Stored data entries
########
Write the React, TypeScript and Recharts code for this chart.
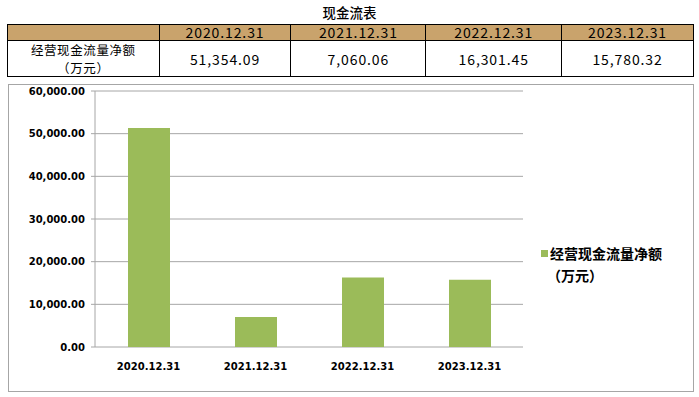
import React from 'react';
import { BarChart, Bar, XAxis, YAxis, CartesianGrid } from 'recharts';

const periods = ['2020.12.31', '2021.12.31', '2022.12.31', '2023.12.31'];
const cashFlow = [51354.09, 7060.06, 16301.45, 15780.32];
const cashFlowText = ['51,354.09', '7,060.06', '16,301.45', '15,780.32'];
const yTicks = [0, 10000, 20000, 30000, 40000, 50000, 60000];
const boundaryTicks = [0, 1, 2, 3, 4];
const seriesName = '经营现金流量净额（万元）';

const data = periods.map((p, i) => ({ period: p, value: cashFlow[i], idx: i + 0.5 }));

const cjk = '"Noto Sans CJK SC", "Noto Sans", sans-serif';
const cell: React.CSSProperties = {
  border: '1px solid #000',
  textAlign: 'center',
  fontSize: 14,
  padding: 0,
  letterSpacing: 0.9,
};

const fmt = (v: number) =>
  v.toLocaleString('en-US', { minimumFractionDigits: 2, maximumFractionDigits: 2 });

export default function App() {
  return (
    <div style={{ position: 'fixed', left: 0, top: 0, width: 699, height: 397, background: '#fff', fontFamily: cjk }}>
      <div
        style={{
          position: 'absolute',
          left: 0,
          top: 3,
          width: 699,
          textAlign: 'center',
          fontSize: 13.5,
          fontWeight: 500,
          lineHeight: '19px',
        }}
      >
        现金流表
      </div>
      <table
        style={{
          position: 'absolute',
          left: 7,
          top: 24,
          width: 687,
          borderCollapse: 'collapse',
          fontFamily: cjk,
        }}
      >
        <colgroup>
          <col style={{ width: 152 }} />
          <col style={{ width: 132 }} />
          <col style={{ width: 135 }} />
          <col style={{ width: 136 }} />
          <col style={{ width: 132 }} />
        </colgroup>
        <tbody>
          <tr style={{ height: 16, background: '#C9A36C' }}>
            <td style={{ ...cell, lineHeight: '15px' }} />
            {periods.map((p) => (
              <td key={p} style={{ ...cell, lineHeight: '15px' }}>{p}</td>
            ))}
          </tr>
          <tr style={{ height: 35 }}>
            <td style={{ ...cell, fontSize: 12.5, lineHeight: '17.5px', letterSpacing: 0.6 }}>
              <div>经营现金流量净额</div>
              <div>（万元）</div>
            </td>
            {cashFlowText.map((t) => (
              <td key={t} style={cell}>{t}</td>
            ))}
          </tr>
        </tbody>
      </table>
      <div
        style={{
          position: 'absolute',
          left: 8,
          top: 84,
          width: 684,
          height: 306,
          border: '1px solid #A6A6A6',
        }}
      >
        <BarChart
          width={684}
          height={306}
          data={data}
          margin={{ top: 6, right: 170, bottom: 14, left: 0 }}
        >
          <CartesianGrid vertical={false} stroke="#A6A6A6" />
          <XAxis
            xAxisId="edges"
            type="number"
            dataKey="idx"
            domain={[0, 4]}
            ticks={boundaryTicks}
            height={0}
            tick={false}
            tickSize={5}
            axisLine={{ stroke: '#A6A6A6' }}
            tickLine={{ stroke: '#A6A6A6' }}
          />
          <XAxis
            dataKey="period"
            height={30}
            axisLine={false}
            tickLine={false}
            tick={{ fill: '#000', fontSize: 10, fontWeight: 'bold', fontFamily: '"DejaVu Sans", sans-serif' }}
            tickMargin={10}
          />
          <YAxis
            width={86}
            domain={[0, 60000]}
            ticks={yTicks}
            tickFormatter={fmt}
            interval={0}
            axisLine={{ stroke: '#A6A6A6' }}
            tickLine={{ stroke: '#A6A6A6' }}
            tickSize={4}
            tick={{ fill: '#000', fontSize: 10, fontWeight: 'bold', fontFamily: '"DejaVu Sans", sans-serif' }}
            tickMargin={6}
          />
          <Bar
            dataKey="value"
            name={seriesName}
            fill="#9BBB59"
            barSize={42}
            isAnimationActive={false}
          />
        </BarChart>
        <div
          style={{
            position: 'absolute',
            left: 532,
            top: 157,
            fontSize: 14,
            fontWeight: 600,
            color: '#000',
            lineHeight: '22px',
          }}
        >
          <div style={{ display: 'flex', alignItems: 'center' }}>
            <span style={{ width: 7, height: 7, background: '#9BBB59', display: 'inline-block', marginRight: 2 }} />
            <span>经营现金流量净额</span>
          </div>
          <div style={{ paddingLeft: 6 }}>（万元）</div>
        </div>
      </div>
    </div>
  );
}
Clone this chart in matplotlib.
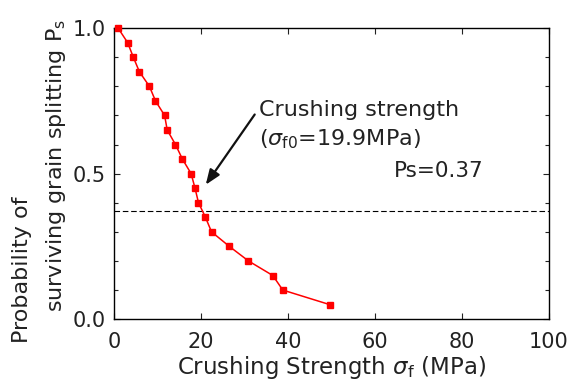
import matplotlib
matplotlib.use("Agg")
import matplotlib.pyplot as plt
from matplotlib.ticker import MultipleLocator

plt.rcParams['font.family'] = ['DejaVu Sans']
plt.rcParams['mathtext.fontset'] = 'dejavusans'

strength = [0.9, 3.1, 4.4, 5.8, 8.1, 9.5, 11.6, 12.2, 14.1, 15.7,
            17.7, 18.6, 19.4, 21.0, 22.4, 26.5, 30.9, 36.5, 38.8, 49.6]
prob = [1.0, 0.95, 0.9, 0.85, 0.8, 0.75, 0.7, 0.65, 0.6, 0.55,
        0.5, 0.45, 0.4, 0.35, 0.3, 0.25, 0.2, 0.15, 0.1, 0.05]
ps_level = 0.37
sigma_f0 = 19.9

TXT = '#222222'

fig = plt.figure(figsize=(5.71, 3.85), dpi=100)
ax = fig.add_axes([0.200, 0.171, 0.761, 0.756])

ax.plot(strength, prob, color='red', lw=1.1, marker='s', markersize=5,
        markerfacecolor='red', markeredgecolor='red', clip_on=False, zorder=3)
ax.axhline(ps_level, color='black', lw=0.8, ls=(0, (5, 2.5)))

ax.set_xlim(0, 100)
ax.set_ylim(0, 1.0)
ax.xaxis.set_major_locator(MultipleLocator(20))
ax.yaxis.set_minor_locator(MultipleLocator(0.1))
ax.set_yticks([0.0, 0.5, 1.0])
ax.set_yticklabels(['0.0', '0.5', '1.0'])
ax.tick_params(axis='both', which='both', direction='in', top=True, right=True,
               labelsize=15, colors=TXT, length=4, width=0.8)
ax.tick_params(axis='y', which='minor', length=3)
ax.tick_params(axis='y', which='major', pad=6)
ax.tick_params(axis='x', which='major', pad=9.5)
for s in ax.spines.values():
    s.set_linewidth(1.0)

ax.set_xlabel(r'Crushing Strength $\sigma_{\rm f}$ (MPa)', fontsize=16.5,
              color=TXT, labelpad=1)

fig.text(22 / 571, 1 - 270 / 385, 'Probability of', rotation=90, fontsize=16,
         color=TXT, ha='center', va='center')
fig.text(56 / 571, 1 - 165 / 385, r'surviving grain splitting P$_{\rm s}$',
         rotation=90, fontsize=16, color=TXT, ha='center', va='center')

ax.annotate('', xy=(20.7, 0.454), xytext=(32.7, 0.711),
            arrowprops=dict(arrowstyle='-|>,head_length=0.9,head_width=0.35',
                            color='#111111', lw=1.6))
ax.text(33.4, 0.72, 'Crushing strength', fontsize=16, color=TXT,
        va='center', ha='left')
ax.text(33.4, 0.62, r'($\sigma_{\rm f0}$=19.9MPa)', fontsize=16,
        color=TXT, va='center', ha='left')
ax.text(64.4, 0.51, 'Ps=0.37', fontsize=15.5, color=TXT,
        va='center', ha='left')

fig.savefig('out.png', dpi=100)
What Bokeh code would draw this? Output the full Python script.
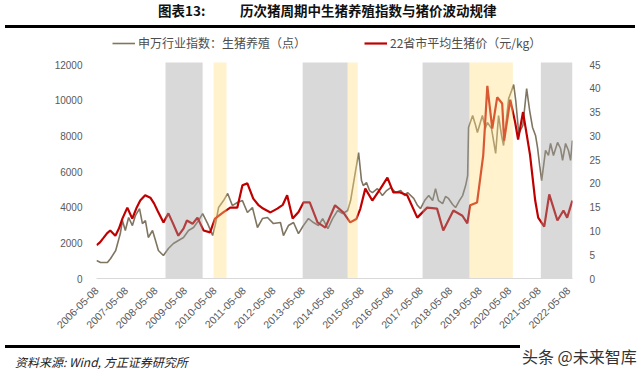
########
=== Instructions to follow ===
Beginning with the first line of the records above, extract each line exactly through the line that holds "XAxis, YAxis, CartesianGrid", both ends included. Omit pictures.

=== Completed exercise ===
Write the React, TypeScript and Recharts code for this chart.
import React from 'react';
import { BarChart, Bar, XAxis, YAxis, CartesianGrid } from 'recharts';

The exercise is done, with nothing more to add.